WILKES-BARRE—Two former city police officers were sentenced Monday for their roles in defrauding Wilkes-Barre City Employees FCU here.
Former Wilkes-Barre police officers Tino Ninotti and Jason Anthony pleaded guilty on April 27, 2015, to conspiracy to commit bank fraud after prosecutors said they signed fraudulent loan documents from the Wilkes-Barre City Employees FCU.
On Monday, U.S. District Judge A. Richard Caputo sentenced the two former officers, ordering Ninotti to spend 30 days in jail while sentencing Anthony to time served of one day, the Wilkes-Barre Times Leader reported.
Ninotti, 36, who also received two years supervised release, will report to federal prison June 1.
Ninotti, had pleaded guilty to signing his brother’s name on loan documents while his brother was deployed in Afghanistan in 2012. Jason Anthony, 35, pleaded guilty to signing a woman’s name on a loan document for a $7,159 loan on Jan. 15, 2014.
In imposing his sentence on Ninotti, Caputo said it was important that “a message go out to the community that we expect our public servants to do what they’ve expected to do,” the Times Leader reported.
“When you’re a police officer you’re certainly not supposed to engage in crime. That’s a given,” the judge said. “It turns the whole system upside down.”

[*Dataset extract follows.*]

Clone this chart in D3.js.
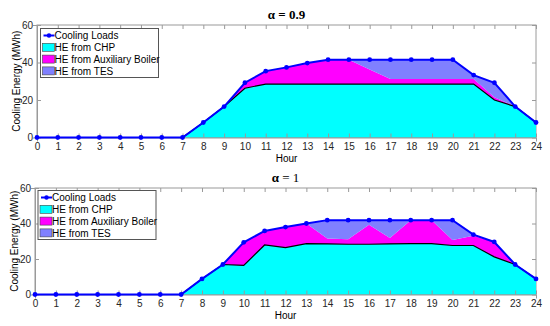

“The root of this was an addiction,” said Ninotti’s attorney, Demetrius Fannick, according to the Times Leader. “It started with horse racing, it went to sports gambling and, when the casino became available, Mr. Ninotti certainly participated there. And that has destroyed his life.”
In a brief statement, Ninotti apologized for his actions and to those affected by his decisions, the Times Leader reported. “I was only thinking of myself in a time of desperation because I was overwhelmed by gambling debt,” he said.
Assistant U.S. Attorney Michelle Olshefski said Ninotti “accepted responsibility from the beginning.”
“It was Mr. Ninotti that opened the door for us,” she added.
Ninotti and Anthony cooperated as a “material condition” under the terms of their plea agreement to provide information about other criminal conduct in the case.
Anthony, whose sentencing immediately followed Ninotti’s, received one day time served and a two-year term of supervised release, including three months of home confinement, the Times Leader stated.
Anthony, a police officer since 2005, was suspended without pay on Aug. 22.
Anthony said he, too, was “in a bad, bad place at the time” of the crime due to a gambling addiction, but stated he has been receiving treatment and is striving to mend his character.
Three other players implicated in the credit union scandal have either pleaded guilty or avoided charges in the case.
Loan documents from the credit union, which leases space in City Hall, were subpoenaed by federal authorities in March 2014. Days later, credit union manager James Payne took his own life inside his Bear Creek Township home, the Times Leader noted.
Caputo in November sentenced Amanda Magda, the former assistant manager of the credit union, to time served and two years of probation after she pleaded guilty to participating in the fraud by acting as a witness to both signatures.
Credit union member Jeffrey Serafin was sentenced to time served and three years of supervised release after he also pleaded guilty to bank fraud charges on Jan. 23, 2015.
Leo A. Glodzik III pleaded guilty on April 27 to mail fraud, filing a false income tax return and being a felon in possession of a firearm. It was Glodzik who prosecutors say provided the fraudulent vehicle identification number to Ninotti.
Glodzik, who remains free, faces a maximum of 33 years in prison and fines totaling up to $750,000. He is set to be sentenced Aug. 16.